Several Nebraska counties have implemented moratoriums on new data center construction as local governments weigh the economic benefits of tech investment against the strain on power grids and water supplies, according to a comprehensive reporting project by Nebraska Public Media. This shift comes as hyperscale providers seek vast tracts of land and massive energy loads to support artificial intelligence and cloud computing infrastructure across the Midwest.
It is a classic tug-of-war. On one side, you have the promise of a diversified tax base and high-tech prestige. On the other, you have rural commissioners staring at a power grid that wasn’t built for the relentless, 24/7 appetite of a server farm. This isn’t just about zoning; it’s about whether a small town’s infrastructure can survive a sudden, massive industrial upgrade without pricing out the local farmer or crashing the local utility.
Why are Nebraska counties pausing data center growth?
The primary driver for these moratoriums is resource scarcity, specifically regarding electricity and water. According to Nebraska Public Media, which contacted all 93 counties in the state, a growing number of local officials are pausing approvals to conduct deeper impact studies. Data centers require millions of gallons of water for cooling and megawatts of power that can dwarf the needs of the surrounding community.

The stakes are highest for the utility providers. When a single facility requires a dedicated substation or a new high-voltage transmission line, the cost often trickles down. Local leaders are questioning if the “economic development” promised by these firms translates into actual jobs for residents, or if the facilities simply act as “black boxes” that consume resources while providing minimal local employment after the initial construction phase.

This tension mirrors a national trend. Across the U.S., states like Virginia and Ohio have seen similar friction as “AI gold rush” infrastructure clashes with residential energy costs. In Nebraska, the conflict is intensified by the state’s reliance on agricultural water rights. If a data center competes with an irrigation pivot, the local economy doesn’t just shift—it risks a fundamental collapse of its primary industry.
How does the economic trade-off actually work?

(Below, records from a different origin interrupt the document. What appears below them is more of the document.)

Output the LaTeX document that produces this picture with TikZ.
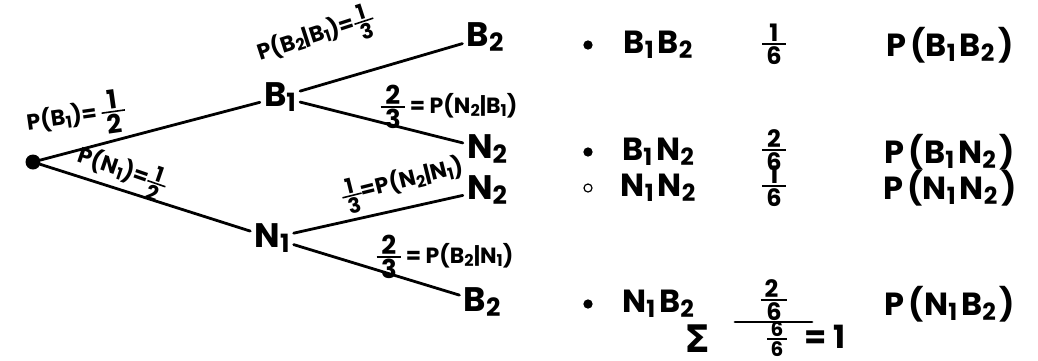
\documentclass[tikz,border=0pt]{standalone}
\usepackage{graphicx}
\usepackage{fontspec}
\setmainfont{Poppins}
\newfontfamily\sigmafont{DejaVu Sans}
\usetikzlibrary{positioning}
\newcommand{\frc}[3][26]{{\fontsize{#1}{#1}\selectfont\ensuremath{\vcenter{\offinterlineskip\halign{\hfil##\hfil\cr
  \,#2\,\cr\noalign{\kern1.6pt\hrule height 1.6pt\kern1.6pt}\,#3\,\cr}}}}}
\newcommand{\ssub}[1]{\raisebox{-0.28ex}{\scalebox{0.74}{#1}}}
\newcommand{\gap}{\hspace{4pt}}

\begin{document}
\begin{tikzpicture}[x=1pt, y=-1pt,
  leaf/.style={font=\fontsize{34}{40}\selectfont\bfseries, inner sep=4pt},
  branch/.style={line width=2.8pt, line cap=round},
  prob/.style={font=\fontsize{22}{24}\selectfont\bfseries, inner sep=0pt},
  pair/.style={font=\fontsize{32}{36}\selectfont\bfseries, inner sep=0pt},
  fracs/.style={font=\bfseries, inner sep=0pt},
  bullet/.style={circle, draw=black, line width=1.2pt, inner sep=0pt, minimum size=8pt},
]
  \useasboundingbox[fill=white] (0,0) rectangle (1038,360);

  % --- tree ---
  \node[circle, fill=black, inner sep=0pt, minimum size=15pt] (root) at (33,162) {};
  \node[leaf] (b1) at (280,97) {B\ssub{1}};
  \node[leaf] (n1) at (272,238) {N\ssub{1}};
  \node[leaf] (b2a) at (485,37) {B\ssub{2}};
  \node[leaf] (n2a) at (487,149) {N\ssub{2}};
  \node[leaf] (n2b) at (487,190) {N\ssub{2}};
  \node[leaf] (b2b) at (482,302) {B\ssub{2}};

  \draw[branch] (root) -- (b1);
  \draw[branch] (root) -- (n1);
  \draw[branch] (b1) -- (b2a);
  \draw[branch] (b1) -- (n2a);
  \draw[branch] (n1) -- (n2b);
  \draw[branch] (n1) -- (b2b);

  % branch probabilities
  \node[prob, rotate=8] (lb1) at (76,117) {P(B\ssub{1})= \frc{1}{2}};
  \node[prob, rotate=-19] (ln1) at (122,172) {P(N\ssub{1})=\frc[21]{1}{2}};
  \node[prob, rotate=18] (lb2b1) at (316,37) {P(B\ssub{2}|B\ssub{1})=\frc[21]{1}{3}};
  \node[prob] (ln2b1) at (449,107) {\frc{2}{3} = P(N\ssub{2}|B\ssub{1})};
  \node[prob, rotate=14] (ln2n1) at (403,183) {\frc[21]{1}{3}=P(N\ssub{2}|N\ssub{1})};
  \node[prob] (lb2n1) at (445,257) {\frc{2}{3} = P(B\ssub{2}|N\ssub{1})};

  % --- outcomes ---
  \foreach \i/\y/\fy/\fl/\txt/\nu in {
    1/45/44/black/{B\ssub{1}\gap B\ssub{2}}/1,
    2/152/150/black/{B\ssub{1}\gap N\ssub{2}}/2,
    3/188/186/white/{N\ssub{1}\gap N\ssub{2}}/1,
    4/304/300/black/{N\ssub{1}\gap B\ssub{2}}/2
  } {
    \node[bullet, fill=\fl] (bul\i) at (588,\y) {};
    \node[pair] (ev\i) at (658,\y) {\txt};
    \node[fracs] (fr\i) at (774,\fy) {\frc[24]{\nu}{6}};
    \node[pair] (pr\i) at (950,\y) {P\gap(\txt\gap)};
  }

  % sum
  \coordinate (sumL) at (735,322);
  \coordinate (sumR) at (812,322);
  \draw[branch] (sumL) -- (sumR);
  \node[font=\fontsize{38}{40}\selectfont\sigmafont\bfseries, inner sep=0pt] (sigma) at (697,339) {Σ};
  \node[fracs] (tot) at (777,339) {\frc[20]{6}{6}};
  \node[pair] (one) at (825,337) {= 1};
\end{tikzpicture}
\end{document}
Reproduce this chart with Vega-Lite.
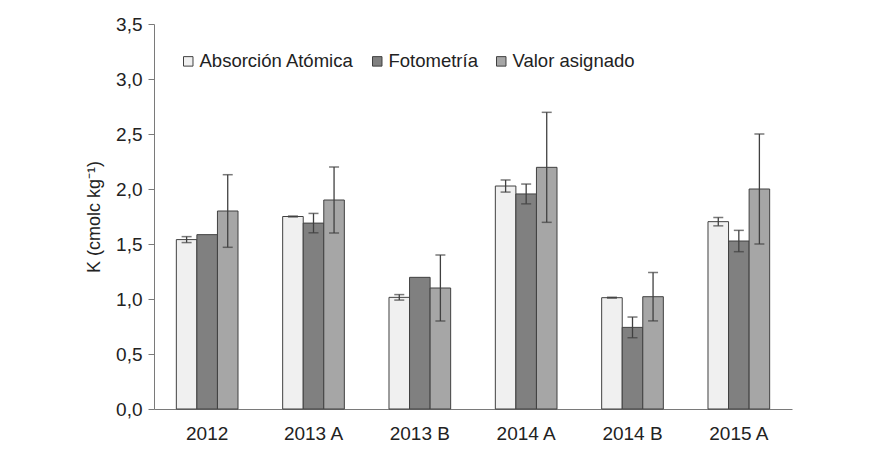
{
  "$schema": "https://vega.github.io/schema/vega-lite/v6.json",
  "width": 638,
  "height": 385,
  "autosize": {"type": "none"},
  "padding": {"left": 154, "top": 24, "right": 104, "bottom": 45},
  "background": "white",
  "config": {
    "font": "Liberation Sans",
    "view": {"stroke": null},
    "axis": {"labelColor": "#222", "titleColor": "#222", "domainColor": "#7a7a7a", "tickColor": "#7a7a7a", "grid": false}
  },
  "data": {
    "values": [
      {"g": "2012", "m": "Absorción Atómica", "v": 1.54, "e": 0.027},
      {"g": "2012", "m": "Fotometría", "v": 1.585, "e": 0},
      {"g": "2012", "m": "Valor asignado", "v": 1.80, "e": 0.33},
      {"g": "2013 A", "m": "Absorción Atómica", "v": 1.75, "e": 0.004},
      {"g": "2013 A", "m": "Fotometría", "v": 1.69, "e": 0.088},
      {"g": "2013 A", "m": "Valor asignado", "v": 1.90, "e": 0.30},
      {"g": "2013 B", "m": "Absorción Atómica", "v": 1.015, "e": 0.025},
      {"g": "2013 B", "m": "Fotometría", "v": 1.197, "e": 0},
      {"g": "2013 B", "m": "Valor asignado", "v": 1.10, "e": 0.30},
      {"g": "2014 A", "m": "Absorción Atómica", "v": 2.027, "e": 0.055},
      {"g": "2014 A", "m": "Fotometría", "v": 1.955, "e": 0.09},
      {"g": "2014 A", "m": "Valor asignado", "v": 2.197, "e": 0.50},
      {"g": "2014 B", "m": "Absorción Atómica", "v": 1.012, "e": 0.004},
      {"g": "2014 B", "m": "Fotometría", "v": 0.742, "e": 0.094},
      {"g": "2014 B", "m": "Valor asignado", "v": 1.021, "e": 0.22},
      {"g": "2015 A", "m": "Absorción Atómica", "v": 1.703, "e": 0.038},
      {"g": "2015 A", "m": "Fotometría", "v": 1.527, "e": 0.097},
      {"g": "2015 A", "m": "Valor asignado", "v": 2.0, "e": 0.50}
    ]
  },
  "encoding": {
    "x": {
      "field": "g", "type": "nominal", "sort": null,
      "scale": {"paddingInner": 0.42, "paddingOuter": 0.21},
      "axis": {"title": null, "labelAngle": 0, "ticks": false, "labelPadding": 15, "labelFontSize": 19}
    },
    "xOffset": {"field": "m", "type": "nominal", "sort": ["Absorción Atómica", "Fotometría", "Valor asignado"]}
  },
  "layer": [
    {
      "mark": {"type": "bar", "stroke": "#404040", "strokeWidth": 1},
      "encoding": {
        "y": {
          "field": "v", "type": "quantitative",
          "scale": {"domain": [0, 3.5], "nice": false},
          "axis": {
            "title": "K (cmolc kg⁻¹)", "titleFontSize": 18, "titleFontWeight": "normal", "titlePadding": 12,
            "values": [0, 0.5, 1, 1.5, 2, 2.5, 3, 3.5],
            "labelExpr": "replace(format(datum.value, '.1f'), '.', ',')",
            "labelFontSize": 19, "tickSize": 6, "labelPadding": 6
          }
        },
        "fill": {
          "field": "m", "type": "nominal",
          "scale": {"domain": ["Absorción Atómica", "Fotometría", "Valor asignado"], "range": ["#f0f0f0", "#808080", "#a6a6a6"]},
          "legend": {
            "title": null, "orient": "none", "direction": "horizontal",
            "legendX": 25, "legendY": 28,
            "symbolType": "square", "symbolSize": 90, "symbolStrokeColor": "#404040", "symbolStrokeWidth": 1,
            "labelFontSize": 18.5, "labelColor": "#222", "labelOffset": 2, "columnPadding": 14
          }
        }
      }
    },
    {
      "transform": [{"filter": "datum.e > 0"}, {"calculate": "datum.v - datum.e", "as": "lo"}, {"calculate": "datum.v + datum.e", "as": "hi"}],
      "layer": [
        {
          "mark": {"type": "rule", "color": "#404040", "strokeWidth": 1.3},
          "encoding": {"y": {"field": "lo", "type": "quantitative"}, "y2": {"field": "hi"}}
        },
        {
          "mark": {"type": "tick", "color": "#404040", "size": 10, "thickness": 1.5},
          "encoding": {"y": {"field": "lo", "type": "quantitative"}}
        },
        {
          "mark": {"type": "tick", "color": "#404040", "size": 10, "thickness": 1.5},
          "encoding": {"y": {"field": "hi", "type": "quantitative"}}
        }
      ]
    }
  ]
}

For a county commissioner, the appeal is the “TIF” (Tax Increment Financing) and the potential for millions in property tax revenue. Data centers are capital-intensive; the hardware alone represents a massive increase in assessed value. This can fund new schools, pave roads, and lower the tax burden on homeowners.

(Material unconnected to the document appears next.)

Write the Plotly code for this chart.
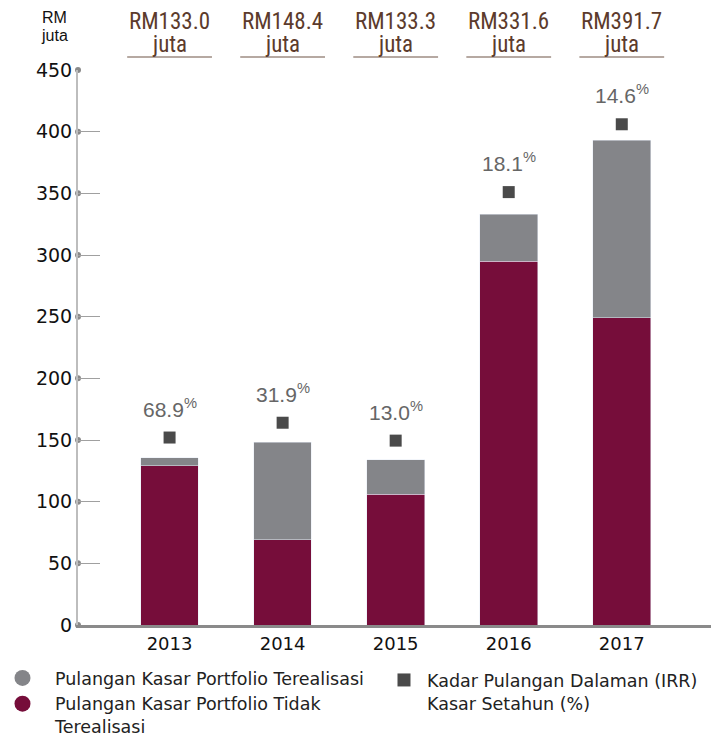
import plotly.graph_objects as go

years = ["2013", "2014", "2015", "2016", "2017"]
tidak_terealisasi = [129, 69, 106, 295, 249]
terealisasi = [6.5, 79, 28, 38, 144]
irr_pos = [152, 164, 149.5, 351, 406]
irr_labels = ["68.9", "31.9", "13.0", "18.1", "14.6"]
headers = ["RM133.0", "RM148.4", "RM133.3", "RM331.6", "RM391.7"]
yticks = [0, 50, 100, 150, 200, 250, 300, 350, 400, 450]

RED = "#760d3a"
GRAY = "#848589"
SQ = "#4a4a4a"
BROWN = "#5c3b2c"
NARROW = "Liberation Sans Narrow, Roboto Condensed, Roboto, sans-serif"
ARIAL = "Liberation Sans, Arial, sans-serif"
DEJAVU = "DejaVu Sans, Verdana, sans-serif"

fig = go.Figure()
fig.add_trace(go.Bar(x=years, y=tidak_terealisasi, marker_color=RED, width=0.51,
                     showlegend=False, hoverinfo="y"))
fig.add_trace(go.Bar(x=years, y=terealisasi, marker_color=GRAY, width=0.51,
                     showlegend=False, hoverinfo="y"))
fig.add_trace(go.Scatter(x=years, y=irr_pos, mode="markers",
                         marker=dict(symbol="square", size=12, color=SQ),
                         showlegend=False, hoverinfo="skip"))
# tick dots on y-axis
fig.add_trace(go.Scatter(x=[0] * len(yticks), y=yticks, xaxis="x2", mode="markers",
                         marker=dict(size=6, color="#8a8a8a"), cliponaxis=False,
                         showlegend=False, hoverinfo="skip"))
# legend entries
fig.add_trace(go.Scatter(x=[None], y=[None], mode="markers",
                         marker=dict(symbol="circle", size=22, color=GRAY),
                         name="Pulangan Kasar Portfolio Terealisasi", legend="legend"))
fig.add_trace(go.Scatter(x=[None], y=[None], mode="markers",
                         marker=dict(symbol="circle", size=22, color=RED),
                         name="Pulangan Kasar Portfolio Tidak<br>Terealisasi", legend="legend"))
fig.add_trace(go.Scatter(x=[None], y=[None], mode="markers",
                         marker=dict(symbol="square", size=13, color=SQ),
                         name="Kadar Pulangan Dalaman (IRR)<br>Kasar Setahun (%)", legend="legend2"))

for i, (lab, pos) in enumerate(zip(irr_labels, irr_pos)):
    fig.add_annotation(x=i, y=pos, text=f"{lab}<sup>%</sup>", showarrow=False,
                       yshift=30, font=dict(family=ARIAL, size=21, color="#666666"))

for i, h in enumerate(headers):
    fig.add_annotation(x=i, y=1.087, yref="paper", text=h, showarrow=False,
                       yanchor="middle", font=dict(family=NARROW, size=23, color=BROWN))
    fig.add_annotation(x=i, y=1.046, yref="paper", text="juta", showarrow=False,
                       yanchor="middle", font=dict(family=NARROW, size=23, color=BROWN))
    fig.add_shape(type="line", xref="x", yref="paper", x0=i - 0.375, x1=i + 0.375,
                  y0=1.0234, y1=1.0234, line=dict(color="#6e5446", width=1.2))

fig.add_annotation(x=-0.0374, xref="paper", xanchor="center", y=1.0937, yref="paper",
                   text="RM", showarrow=False, yanchor="middle",
                   font=dict(family=ARIAL, size=16, color="#111111"))
fig.add_annotation(x=-0.0374, xref="paper", xanchor="center", y=1.062, yref="paper",
                   text="juta", showarrow=False, yanchor="middle",
                   font=dict(family=ARIAL, size=16, color="#111111"))

fig.update_layout(
    width=711, height=730,
    margin=dict(l=70, r=0, t=62, b=113, autoexpand=False),
    plot_bgcolor="white", paper_bgcolor="white",
    barmode="stack", bargap=0.5,
    xaxis=dict(type="category", range=[-0.81, 4.86], showgrid=False,
               showline=True, linecolor="#8a8a8a", linewidth=3,
               tickfont=dict(family=DEJAVU, size=18, color="#111111"), ticks=""),
    xaxis2=dict(overlaying="x", range=[0, 1], visible=False),
    yaxis=dict(range=[0, 450], tickvals=yticks, showgrid=False, zeroline=False,
               showline=True, linecolor="#bdbdbd", linewidth=2,
               ticks="inside", ticklen=22, tickcolor="#a0a0a0", tickwidth=1,
               tickfont=dict(family=DEJAVU, size=19, color="#111111")),
    legend=dict(x=-0.1373, y=-0.0631, xref="paper", yref="paper",
                xanchor="left", yanchor="top", traceorder="normal", valign="top",
                font=dict(family=DEJAVU, size=17.5, color="#222222"),
                tracegroupgap=0, itemsizing="trace", itemwidth=55,
                bgcolor="rgba(0,0,0,0)"),
    legend2=dict(x=0.5246, y=0.104, xref="container", yref="container",
                 xanchor="left", yanchor="top", itemwidth=36, valign="top",
                 font=dict(family=DEJAVU, size=17.5, color="#222222"),
                 bgcolor="rgba(0,0,0,0)"),
)

fig.write_html("out.html")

But there is a catch. These facilities are not labor-intensive. Once the concrete is poured and the servers are racked, a massive facility might only employ a few dozen technicians and security guards. This creates a “fiscal paradox”: the county gets a huge boost in tax revenue but sees very little in terms of population growth or retail spending.
To understand the scale of the risk, one can look at the official energy profiles of rural cooperatives. Many of these grids operate on thin margins. A sudden surge in demand can lead to “brownouts” or force the utility to purchase expensive peak-load power from outside the region, which can lead to rate hikes for every household in the county.

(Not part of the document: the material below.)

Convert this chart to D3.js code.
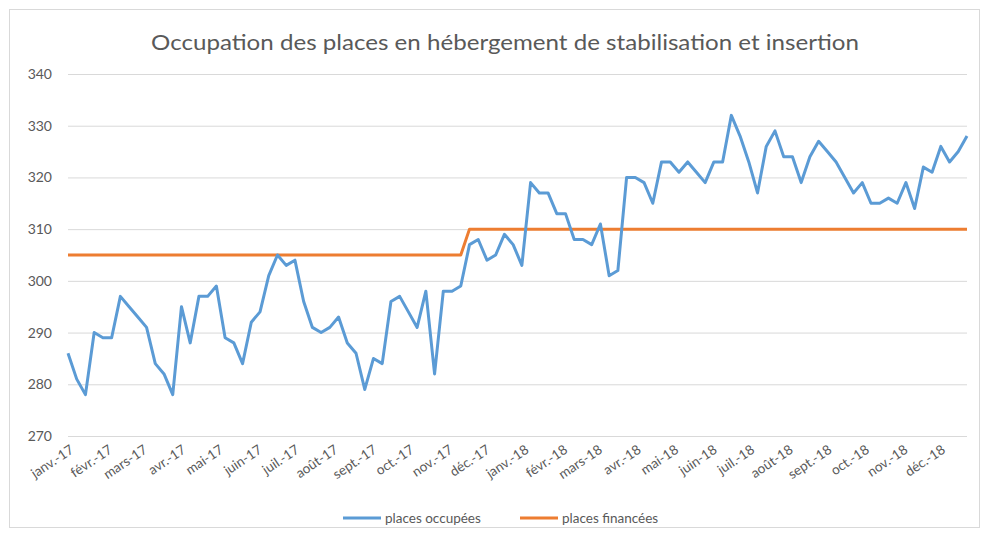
<!DOCTYPE html>
<html>
<head>
<meta charset="utf-8">
<script src="https://cdn.jsdelivr.net/npm/d3@7"></script>
<style>
  body { margin: 0; background: #fff; }
  text { font-family: Lato, "Open Sans", sans-serif; fill: #595959; }
</style>
</head>
<body>
<div id="vis-container"></div>
<script>
// weekly data, first week starting 1 Jan 2017
let startDate = "2017-01-01";

let occupees = [286,281,278,290,289,289,297,295,293,291,
  284,282,278,295,288,297,297,299,289,288,
  284,292,294,301,305,303,304,296,291,290,
  291,293,288,286,279,285,284,296,297,294,
  291,298,282,298,298,299,307,308,304,305,
  309,307,303,319,317,317,313,313,308,308,
  307,311,301,302,320,320,319,315,323,323,
  321,323,321,319,323,323,332,328,323,317,
  326,329,324,324,319,324,327,325,323,320,
  317,319,315,315,316,315,319,314,322,321,
  326,323,325,328];

let financees = [305,305,305,305,305,305,305,305,305,305,
  305,305,305,305,305,305,305,305,305,305,
  305,305,305,305,305,305,305,305,305,305,
  305,305,305,305,305,305,305,305,305,305,
  305,305,305,305,305,305,310,310,310,310,
  310,310,310,310,310,310,310,310,310,310,
  310,310,310,310,310,310,310,310,310,310,
  310,310,310,310,310,310,310,310,310,310,
  310,310,310,310,310,310,310,310,310,310,
  310,310,310,310,310,310,310,310,310,310,
  310,310,310,310];

let monthLabels = ["janv.","févr.","mars","avr.","mai","juin","juil.","août","sept.","oct.","nov.","déc."];
let yTicks = [270,280,290,300,310,320,330,340];

let W = 989, H = 537;
let margin = {top:74, right:22, bottom:101, left:68};
let width = W - margin.left - margin.right;
let height = H - margin.top - margin.bottom;

let svg = d3.select("#vis-container")
  .append("svg")
  .attr("width", W)
  .attr("height", H);

// chart frame
svg.append("rect")
  .attr("x", 9.5).attr("y", 9.5)
  .attr("width", W - 19).attr("height", H - 19)
  .attr("fill", "none")
  .attr("stroke", "#d9d9d9");

let g = svg.append("g")
  .attr("transform", `translate(${margin.left}, ${margin.top})`);

let parse = d3.timeParse("%Y-%m-%d");
let t0 = parse(startDate);
let dates = occupees.map((d, i) => d3.timeWeek.offset(t0, i));

let x = d3.scaleTime()
  .domain([dates[0], dates[dates.length - 1]])
  .range([0, width]);

let y = d3.scaleLinear()
  .domain([270, 340])
  .range([height, 0]);

// gridlines + left labels
let leftAxis = d3.axisLeft(y)
  .tickValues(yTicks)
  .tickSize(-width)
  .tickPadding(16);

g.append("g")
  .attr("class", "left axis")
  .call(leftAxis)
  .call(a => a.select(".domain").remove())
  .call(a => a.selectAll("line").attr("stroke", "#d9d9d9").attr("stroke-width", 1))
  .call(a => a.selectAll("text").attr("font-size", "14px").attr("fill", "#595959"));

// month labels
let months = d3.timeMonth.range(dates[0], d3.timeDay.offset(dates[dates.length - 1], 1));
let gx = g.append("g")
  .attr("class", "bottom axis")
  .attr("transform", `translate(0,${height})`);

gx.selectAll("text")
  .data(months)
  .enter()
  .append("text")
  .attr("x", d => x(d) + 4)
  .attr("y", 12)
  .attr("dy", "0.35em")
  .attr("text-anchor", "end")
  .attr("font-size", "13.5px")
  .attr("transform", d => `rotate(-34, ${x(d) + 4}, 12)`)
  .text(d => monthLabels[d.getMonth()] + "-" + d3.timeFormat("%y")(d));

let line = d3.line()
  .x((d, i) => x(dates[i]))
  .y(d => y(d));

g.append("path")
  .datum(financees)
  .attr("fill", "none")
  .attr("stroke", "#ed7d31")
  .attr("stroke-width", 3)
  .attr("stroke-linejoin", "round")
  .attr("d", line);

g.append("path")
  .datum(occupees)
  .attr("fill", "none")
  .attr("stroke", "#5b9bd5")
  .attr("stroke-width", 3)
  .attr("stroke-linejoin", "round")
  .attr("d", line);

// title
svg.append("text")
  .attr("x", 505)
  .attr("y", 50)
  .attr("text-anchor", "middle")
  .attr("font-size", "22px")
  .attr("textLength", 708)
  .attr("lengthAdjust", "spacingAndGlyphs")
  .text("Occupation des places en hébergement de stabilisation et insertion");

// legend
let legend = [
  {name: "places occupées", color: "#5b9bd5", x: 343},
  {name: "places financées", color: "#ed7d31", x: 520}
];
let lg = svg.append("g");
legend.forEach(d => {
  lg.append("line")
    .attr("x1", d.x).attr("x2", d.x + 38)
    .attr("y1", 518).attr("y2", 518)
    .attr("stroke", d.color)
    .attr("stroke-width", 3);
  lg.append("text")
    .attr("x", d.x + 42)
    .attr("y", 518)
    .attr("dy", "0.35em")
    .attr("font-size", "13.5px")
    .text(d.name);
});
</script>
</body>
</html>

The Devil’s Advocate: The risk of saying “No”
There is a legitimate fear among some officials that a moratorium is a “closed for business” sign that will drive investment to neighboring states like Iowa or Kansas. If Nebraska becomes known as a difficult place to build, the state could miss out on a generational shift in the digital economy.

Proponents of the industry argue that data centers bring “indirect” benefits. They require fiber optic build-outs that can bring high-speed internet to underserved rural areas. They also create a demand for specialized construction trades, providing a temporary but significant boom for local contractors and laborers.
Furthermore, some developers are now proposing “green” data centers—facilities that use air cooling instead of water or invest in their own wind and solar farms to offset their carbon footprint. This pivot aims to neutralize the primary arguments used by the counties currently implementing freezes.
What happens to the grid if expansion continues?
The long-term viability of this growth depends on the Environmental Protection Agency’s guidelines on water usage and the capacity of the Western Area Resource Management District. If counties continue to approve projects without a centralized state strategy, they risk creating “energy islands” where the data center has power, but the neighboring town suffers from instability.
The current patchwork approach—where some counties welcome the tech and others lock the gates—creates a fragmented landscape. This unpredictability is exactly what large tech firms dislike. They prefer “plug-and-play” environments where power and water are guaranteed by the state, not negotiated one fence-post at a time with a local board.
Ultimately, the data center debate in Nebraska is a proxy for a larger question: How does a rural state transition into the AI era without erasing the very things—land, water, and stability—that make it an attractive place to build in the first place?